Entries with chart source code
════════
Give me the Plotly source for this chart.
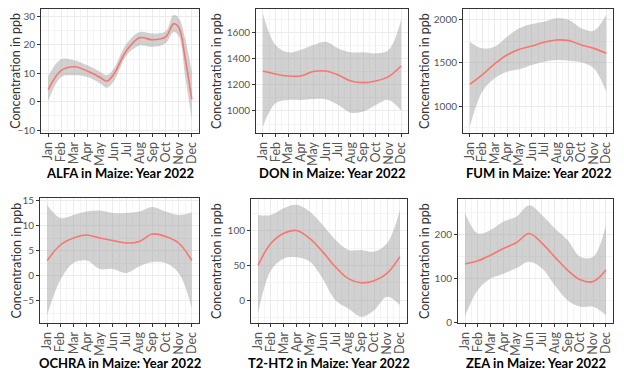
import plotly.graph_objects as go

month_labels = ["Jan", "Feb", "Mar", "Apr", "May", "Jun", "Jul", "Aug", "Sep", "Oct", "Nov", "Dec"]
months = [1, 2, 3, 4, 5, 6, 7, 8, 9, 10, 11, 12]

# ALFA (extra readings where the curve bends sharply)
alfa_x = [1, 2, 3, 4, 5, 5.5, 6, 7, 8, 9, 10, 10.6, 11, 11.5, 12]
alfa_fit = [4.3, 11.0, 12.3, 10.8, 8.5, 7.2, 9.5, 18.0, 22.5, 21.8, 22.8, 27.4, 26.2, 15.0, 0.8]
alfa_up = [9.0, 15.0, 14.6, 12.8, 10.5, 9.3, 11.5, 20.4, 24.5, 24.0, 24.8, 30.5, 29.5, 22.0, 10.5]
alfa_lo = [0.2, 8.7, 9.3, 8.7, 6.4, 4.9, 7.0, 16.3, 19.8, 19.3, 20.6, 24.5, 23.0, 8.5, -6.4]

don_fit = [1307, 1284, 1268, 1268, 1302, 1307, 1276, 1230, 1217, 1230, 1263, 1345]
don_up = [1748, 1506, 1450, 1467, 1505, 1531, 1480, 1450, 1450, 1442, 1467, 1697]
don_lo = [880, 1059, 1085, 1085, 1092, 1090, 1046, 987, 995, 1046, 1085, 1003]

fum_fit = [1250, 1358, 1485, 1588, 1654, 1692, 1735, 1762, 1754, 1704, 1665, 1608]
fum_up = [1742, 1665, 1685, 1800, 1896, 1946, 1973, 2012, 1992, 1896, 1869, 2050]
fum_lo = [762, 1165, 1319, 1396, 1423, 1473, 1511, 1531, 1523, 1504, 1435, 1165]

ochra_fit = [3.0, 6.1, 7.5, 8.1, 7.5, 7.0, 6.5, 6.8, 8.3, 7.8, 6.5, 3.0]
ochra_up = [14.1, 11.5, 12.1, 12.8, 13.0, 12.5, 12.5, 12.8, 13.7, 12.8, 12.1, 12.6]
ochra_lo = [-7.9, -0.9, 2.5, 3.0, 1.3, 1.3, 0.5, 1.8, 2.7, 2.5, 0.5, -6.5]

t2_fit = [50.7, 82, 96.6, 100.5, 89, 70, 48, 31, 25, 28, 38.6, 62.8]
t2_up = [123, 123, 133, 137.7, 128, 108.7, 87, 72.5, 72.5, 70, 82, 130]
t2_lo = [-19, 43, 60, 62, 55.6, 31.4, 0, -12, -24, -14.5, 5, -7]

zea_fit = [133, 140, 153, 168, 181, 202, 180, 149, 119, 97, 93, 119]
zea_up = [249, 202, 210, 229, 240, 266, 244, 214, 187, 149, 149, 221]
zea_lo = [15, 74, 100, 111, 123, 138, 123, 85, 51, 36, 36, 17]

# The page body has an 8px margin, so the figure is drawn 8px smaller and
# all screen-pixel positions below are shifted by that offset.
OFF = 8
W, H = 624 - OFF, 380 - OFF
FONT = "Lato, sans-serif"
panels = [
    # name, x, fit, up, lo, (left,right,top,bottom screen px), yrange, ydtick, yminor, ytitle_x
    ("ALFA", alfa_x, alfa_fit, alfa_up, alfa_lo, (41, 199, 8.5, 133), [-11, 32.8], 10, 5, 16),
    ("DON", months, don_fit, don_up, don_lo, (256, 408, 9, 133), [831, 1782], 200, 100, 217),
    ("FUM", months, fum_fit, fum_up, fum_lo, (463, 613, 9, 133), [689, 2119], 500, 250, 425),
    ("OCHRA", months, ochra_fit, ochra_up, ochra_lo, (40, 199, 198, 323), [-9.5, 15.5], 5, 2.5, 16),
    ("T2-HT2", months, t2_fit, t2_up, t2_lo, (251, 407, 199, 323), [-33, 146], 50, 25, 217),
    ("ZEA", months, zea_fit, zea_up, zea_lo, (458, 613, 199, 323), [-0.7, 280], 100, 50, 425),
]


def px_x(v):
    return (v - OFF) / W


def px_y(v):
    return 1 - (v - OFF) / H


fig = go.Figure()
layout = dict(
    width=W, height=H, margin=dict(l=0, r=0, t=0, b=0, autoexpand=False),
    paper_bgcolor="white", plot_bgcolor="white", showlegend=False,
    font=dict(family=FONT, size=11, color="#4d4d4d"),
)
annotations = []
for i, (name, xs, fit, up, lo, box, yr, ydt, yminor, ytx) in enumerate(panels):
    k = "" if i == 0 else str(i + 1)
    xa, ya = "x" + k, "y" + k
    l, r, t, b = box
    fig.add_trace(go.Scatter(x=xs, y=up, xaxis=xa, yaxis=ya, mode="lines",
                             line=dict(width=0, shape="spline"), hoverinfo="skip"))
    fig.add_trace(go.Scatter(x=xs, y=lo, xaxis=xa, yaxis=ya, mode="lines",
                             line=dict(width=0, shape="spline"), fill="tonexty",
                             fillcolor="rgba(153,153,153,0.45)", hoverinfo="skip"))
    fig.add_trace(go.Scatter(x=xs, y=fit, xaxis=xa, yaxis=ya, mode="lines",
                             line=dict(width=1.6, color="#F8766D", shape="spline")))
    layout["xaxis" + k] = dict(
        domain=[px_x(l), px_x(r)], anchor=ya, range=[0.45, 12.55], automargin=False,
        tickmode="array", tickvals=months, ticktext=month_labels, tickangle=-90,
        ticks="outside", ticklen=3, tickcolor="#333333",
        showgrid=True, gridcolor="#ebebeb", gridwidth=1,
        minor=dict(dtick=0.5, tick0=0.5, showgrid=True, gridcolor="#f4f4f4", gridwidth=1),
        showline=True, linecolor="#333333", linewidth=1, mirror=True,
        zeroline=False, tickfont=dict(size=12.5, color="#555555", family=FONT),
    )
    layout["yaxis" + k] = dict(
        domain=[px_y(b), px_y(t)], anchor=xa, range=yr, dtick=ydt, tick0=0,
        automargin=False,
        ticks="outside", ticklen=3, tickcolor="#333333",
        showgrid=True, gridcolor="#ebebeb", gridwidth=1,
        minor=dict(dtick=yminor, tick0=0, showgrid=True, gridcolor="#f4f4f4", gridwidth=1),
        showline=True, linecolor="#333333", linewidth=1, mirror=True,
        zeroline=False, tickfont=dict(size=10, color="#555555", family=FONT),
    )
    ymid = (t + b) / 2
    annotations.append(dict(text=name + " in Maize: Year 2022", x=px_x((l + r) / 2),
                            y=px_y(b + 40), xref="paper", yref="paper",
                            showarrow=False, xanchor="center", yanchor="middle",
                            font=dict(size=13, color="black", family=FONT, weight="bold")))
    annotations.append(dict(text="Concentration in ppb", x=px_x(ytx), y=px_y(ymid),
                            xref="paper", yref="paper", showarrow=False, textangle=-90,
                            xanchor="center", yanchor="middle",
                            font=dict(size=12.5, color="#333333", family=FONT)))
layout["annotations"] = annotations
fig.update_layout(**layout)
fig.write_html("out.html")
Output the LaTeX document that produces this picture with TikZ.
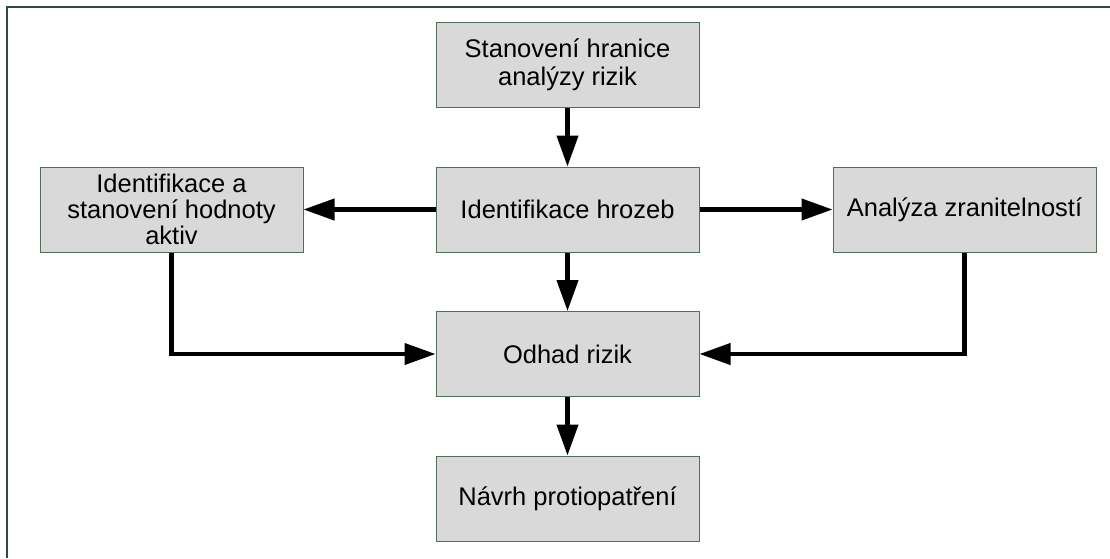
\documentclass[tikz,border=0pt]{standalone}
\usepackage{fontspec}
\setmainfont{Liberation Sans}
\usetikzlibrary{arrows.meta}
\definecolor{boxfill}{HTML}{D9D9D9}
\definecolor{boxline}{HTML}{4F6F58}
\definecolor{frameline}{HTML}{2F4A3A}
\begin{document}
\begin{tikzpicture}[x=1pt,y=-1pt,
  stepbox/.style={draw=boxline, line width=1pt, fill=boxfill, minimum width=263pt, minimum height=85pt, inner sep=0pt, align=center, font=\fontsize{25.5}{28}\selectfont, text=black},
  flow/.style={line width=4.2pt, -{Triangle[length=31pt,width=21pt]}}]
\useasboundingbox (0,0) rectangle (1110,558);
\draw[frameline, line width=1.5pt] (7,558) -- (7,7) -- (1110,7);
\node[stepbox] (top) at (567.5,65) {Stanovení hranice\\analýzy rizik};
\node[stepbox] (hro) at (567.5,209.5) {Identifikace hrozeb};
\node[stepbox, font=\fontsize{25.5}{26}\selectfont] (left) at (171.5,209.5) {Identifikace a\\stanovení hodnoty\\aktiv};
\node[stepbox] (right) at (964.5,209.5) {Analýza zranitelností};
\node[stepbox] (odh) at (567.5,354) {Odhad rizik};
\node[stepbox] (nav) at (567.5,498.5) {Návrh protiopatření};
\draw[flow] (top) -- (hro);
\draw[flow] (hro) -- (left);
\draw[flow] (hro) -- (right);
\draw[flow] (hro) -- (odh);
\draw[flow] (odh) -- (nav);
\draw[flow] (left.south) |- (odh.west);
\draw[flow] (right.south) |- (odh.east);
\end{tikzpicture}
\end{document}
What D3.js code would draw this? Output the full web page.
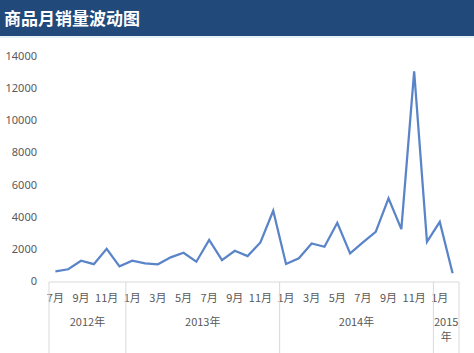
<!DOCTYPE html>
<html>
<head>
<meta charset="utf-8">
<script src="https://cdn.jsdelivr.net/npm/d3@7"></script>
<style>
  body { margin: 0; background: #fff; }
  svg { display: block; font-family: "Noto Sans CJK SC", "Noto Sans", sans-serif; }
</style>
</head>
<body>
<svg id="chart"></svg>
<script>
// chart data
const title = "商品月销量波动图";
const monthLabels = ["7月","8月","9月","10月","11月","12月",
  "1月","2月","3月","4月","5月","6月","7月","8月","9月","10月","11月","12月",
  "1月","2月","3月","4月","5月","6月","7月","8月","9月","10月","11月","12月",
  "1月","2月"];
const sales = [600, 730, 1260, 1050, 2000, 910,
  1260, 1100, 1040, 1470, 1760, 1200, 2550, 1300, 1880, 1550, 2400, 4370,
  1060, 1410, 2340, 2130, 3620, 1720, 2400, 3060, 5140, 3230, 13040, 2440,
  3680, 480];
const yearLabels = ["2012年", "2013年", "2014年", "2015年"];
const yearCounts = [6, 12, 12, 2];
const yTicks = [0, 2000, 4000, 6000, 8000, 10000, 12000, 14000];

const W = 474, H = 353;
const svg = d3.select("#chart").attr("width", W).attr("height", H);

// title bar
svg.append("rect").attr("x", 0).attr("y", 0).attr("width", W).attr("height", 36)
  .attr("fill", "#214a7b");
svg.append("rect").attr("x", 0).attr("y", 36).attr("width", W).attr("height", 2)
  .attr("fill", "#e6f1f8");
svg.append("text").attr("x", 4).attr("y", 25)
  .attr("fill", "#fff").style("font-size", "17px").style("font-weight", "bold")
  .text(title);

const idx = d3.range(sales.length);
const x = d3.scaleBand().domain(idx).range([49, 459]).padding(0);
const y = d3.scaleLinear().domain([0, 14000]).range([281, 56]);

// y axis labels
const yAxisG = svg.append("g").attr("transform", "translate(49,0)")
  .call(d3.axisLeft(y).tickValues(yTicks).tickSize(0).tickPadding(12).tickFormat(d3.format("d")));
yAxisG.select(".domain").remove();
yAxisG.selectAll("text").attr("fill", "#595959").style("font-size", "11px")
  .style("font-family", "'Noto Sans', sans-serif");

// x axis line
svg.append("line").attr("x1", 49).attr("x2", 459).attr("y1", 282).attr("y2", 282)
  .attr("stroke", "#d9d9d9");

// month labels (every other)
svg.append("g").selectAll("text")
  .data(idx.filter(i => i % 2 === 0))
  .join("text")
  .attr("x", i => x(i) + x.bandwidth() / 2)
  .attr("y", 302)
  .attr("text-anchor", "middle")
  .attr("fill", "#595959")
  .style("font-size", "11px")
  .text(i => monthLabels[i]);

// year groups with separators
const starts = yearCounts.map((c, i) => d3.sum(yearCounts.slice(0, i)));
const bounds = starts.concat([sales.length]);
svg.append("g").selectAll("line")
  .data(bounds)
  .join("line")
  .attr("x1", b => b < sales.length ? x(b) : x(sales.length - 1) + x.bandwidth())
  .attr("x2", b => b < sales.length ? x(b) : x(sales.length - 1) + x.bandwidth())
  .attr("y1", 282).attr("y2", 353)
  .attr("stroke", "#d9d9d9");

const yearG = svg.append("g");
yearLabels.forEach((lab, i) => {
  const x0 = x(starts[i]);
  const x1 = x(starts[i] + yearCounts[i] - 1) + x.bandwidth();
  const cx = (x0 + x1) / 2;
  const t = yearG.append("text").attr("x", cx).attr("y", 326)
    .attr("text-anchor", "middle").attr("fill", "#595959").style("font-size", "11px");
  if (x1 - x0 < 40) {
    // narrow group wraps
    t.append("tspan").attr("x", cx).text(lab.slice(0, 4));
    t.append("tspan").attr("x", cx).attr("dy", 15).text(lab.slice(4));
  } else {
    t.text(lab);
  }
});

// line
const line = d3.line()
  .x(i => x(i) + x.bandwidth() / 2)
  .y(i => y(sales[i]));
svg.append("path")
  .datum(idx)
  .attr("d", line)
  .attr("fill", "none")
  .attr("stroke", "#5a84c8")
  .attr("stroke-width", 2.25)
  .attr("stroke-linejoin", "miter");
</script>
</body>
</html>
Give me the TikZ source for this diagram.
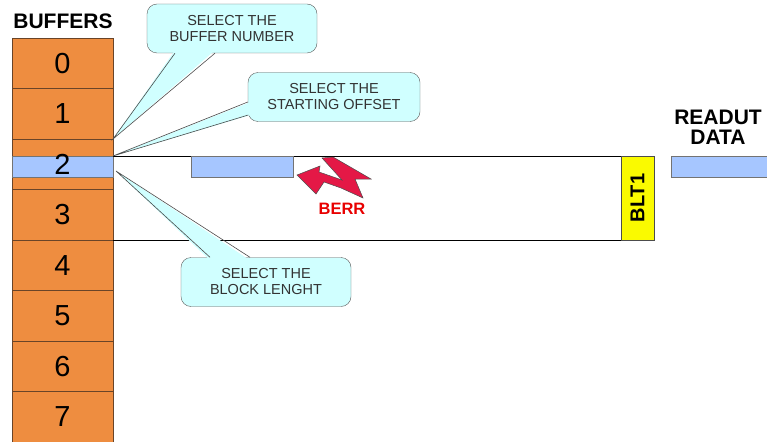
\documentclass[tikz,border=0pt]{standalone}
\usepackage{fontspec}
\setmainfont{Liberation Sans}
\usetikzlibrary{calc}

\definecolor{bufferorange}{RGB}{238,141,64}
\definecolor{cellline}{RGB}{105,68,40}
\definecolor{blockblue}{RGB}{166,198,255}
\definecolor{noteblue}{RGB}{208,255,255}
\definecolor{bltyellow}{RGB}{250,250,0}
\definecolor{berrred}{RGB}{228,24,70}
\definecolor{berrtext}{RGB}{232,0,0}

\begin{document}
\begin{tikzpicture}[x=1pt,y=-1pt,
    bufcell/.style={draw=cellline,fill=bufferorange,minimum width=101pt,
      minimum height=50.5pt,inner sep=0pt,outer sep=0pt},
    block/.style={draw=black!55,fill=blockblue,minimum height=21pt,
      inner sep=0pt,outer sep=0pt},
    note/.style={draw=black!65,fill=noteblue,rounded corners=10pt,
      minimum width=170pt,minimum height=49pt,align=center,inner sep=0pt,
      font=\fontsize{14.5}{16}\selectfont,text=black!80},
    tail/.style={fill=noteblue},
    tailedge/.style={draw=black!70,line width=0.6pt},
    frame/.style={draw=black,line width=0.6pt},
    title/.style={font=\fontsize{21}{20}\selectfont\bfseries,align=center}]

  \clip (0,0) rectangle (767,441);

  % buffer column
  \node[title] (buffers) at (63,21) {BUFFERS};
  \foreach \i in {0,...,7}
    \node[bufcell] (b\i) at (62.5,{63.25+50.5*\i}) {};
  \node[block,minimum width=101pt] (sel) at (62.5,166.5) {};
  \foreach \i in {0,...,7}
    \node[font=\fontsize{29}{29}\selectfont] (d\i) at (b\i) {\i};

  % block transfer
  \node[draw=black!70,fill=bltyellow,minimum width=33pt,minimum height=84pt,
        inner sep=0pt,outer sep=0pt] (blt) at (637.5,198) {};
  \node[rotate=90,font=\fontsize{20}{20}\selectfont\bfseries] (bltlabel) at (blt) {BLT1};
  \draw[frame] (sel.north east) -- (blt.north west);
  \draw[frame] (b3.south east) -- (blt.south west);
  \node[block,minimum width=102pt] (chunk) at (242,166.5) {};

  % bus error
  \filldraw[fill=berrred,draw=black!70,line width=0.5pt]
    (297,175) -- (320,166) -- (319,172) -- (342,180) -- (322,158) -- (333,157)
    -- (371,179) -- (355,179) -- (363,198) -- (341,188) -- (324,182) -- (316,194) -- cycle;
  \node[font=\fontsize{16.5}{16}\selectfont\bfseries,text=berrtext] (berr) at (342,209) {BERR};

  % readout
  \node[title] (readlabel) at (718,127) {READUT\\DATA};
  \node[block,minimum width=110pt] (readout) at (726,167) {};

  % callouts
  \node[note] (bufnum) at (232,28.5) {SELECT THE\\BUFFER NUMBER};
  \fill[tail] ($(bufnum.south)+(-57,-3)$) -- (b1.south east) -- ($(bufnum.south)+(-17,-3)$) -- cycle;
  \draw[tailedge] ($(bufnum.south)+(-57,0)$) -- (b1.south east) -- ($(bufnum.south)+(-17,0)$);

  \node[note,minimum width=172pt] (startoff) at (334,97) {SELECT THE\\STARTING OFFSET};
  \fill[tail] ($(startoff.west)+(3,5)$) -- (sel.north east) -- ($(startoff.west)+(3,18)$) -- cycle;
  \draw[tailedge] ($(startoff.west)+(0,5)$) -- (sel.north east) -- ($(startoff.west)+(0.5,18)$);

  \coordinate (blktip) at (116,171);
  \node[note] (blklen) at (266,282) {SELECT THE\\BLOCK LENGHT};
  \fill[tail] ($(blklen.north)+(-56,3)$) -- (blktip) -- ($(blklen.north)+(-16,3)$) -- cycle;
  \draw[tailedge] ($(blklen.north)+(-56,0)$) -- (blktip) -- ($(blklen.north)+(-16,0)$);

\end{tikzpicture}
\end{document}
════════
From the material above, reproduce only what runs from the line holding "Give me the TikZ source for this diagram." down to the line holding "(d\i) at (b\i)", both included, pictures excluded.

Give me the TikZ source for this diagram.
\documentclass[tikz,border=0pt]{standalone}
\usepackage{fontspec}
\setmainfont{Liberation Sans}
\usetikzlibrary{calc}

\definecolor{bufferorange}{RGB}{238,141,64}
\definecolor{cellline}{RGB}{105,68,40}
\definecolor{blockblue}{RGB}{166,198,255}
\definecolor{noteblue}{RGB}{208,255,255}
\definecolor{bltyellow}{RGB}{250,250,0}
\definecolor{berrred}{RGB}{228,24,70}
\definecolor{berrtext}{RGB}{232,0,0}

\begin{document}
\begin{tikzpicture}[x=1pt,y=-1pt,
    bufcell/.style={draw=cellline,fill=bufferorange,minimum width=101pt,
      minimum height=50.5pt,inner sep=0pt,outer sep=0pt},
    block/.style={draw=black!55,fill=blockblue,minimum height=21pt,
      inner sep=0pt,outer sep=0pt},
    note/.style={draw=black!65,fill=noteblue,rounded corners=10pt,
      minimum width=170pt,minimum height=49pt,align=center,inner sep=0pt,
      font=\fontsize{14.5}{16}\selectfont,text=black!80},
    tail/.style={fill=noteblue},
    tailedge/.style={draw=black!70,line width=0.6pt},
    frame/.style={draw=black,line width=0.6pt},
    title/.style={font=\fontsize{21}{20}\selectfont\bfseries,align=center}]

  \clip (0,0) rectangle (767,441);

  % buffer column
  \node[title] (buffers) at (63,21) {BUFFERS};
  \foreach \i in {0,...,7}
    \node[bufcell] (b\i) at (62.5,{63.25+50.5*\i}) {};
  \node[block,minimum width=101pt] (sel) at (62.5,166.5) {};
  \foreach \i in {0,...,7}
    \node[font=\fontsize{29}{29}\selectfont] (d\i) at (b\i) {\i};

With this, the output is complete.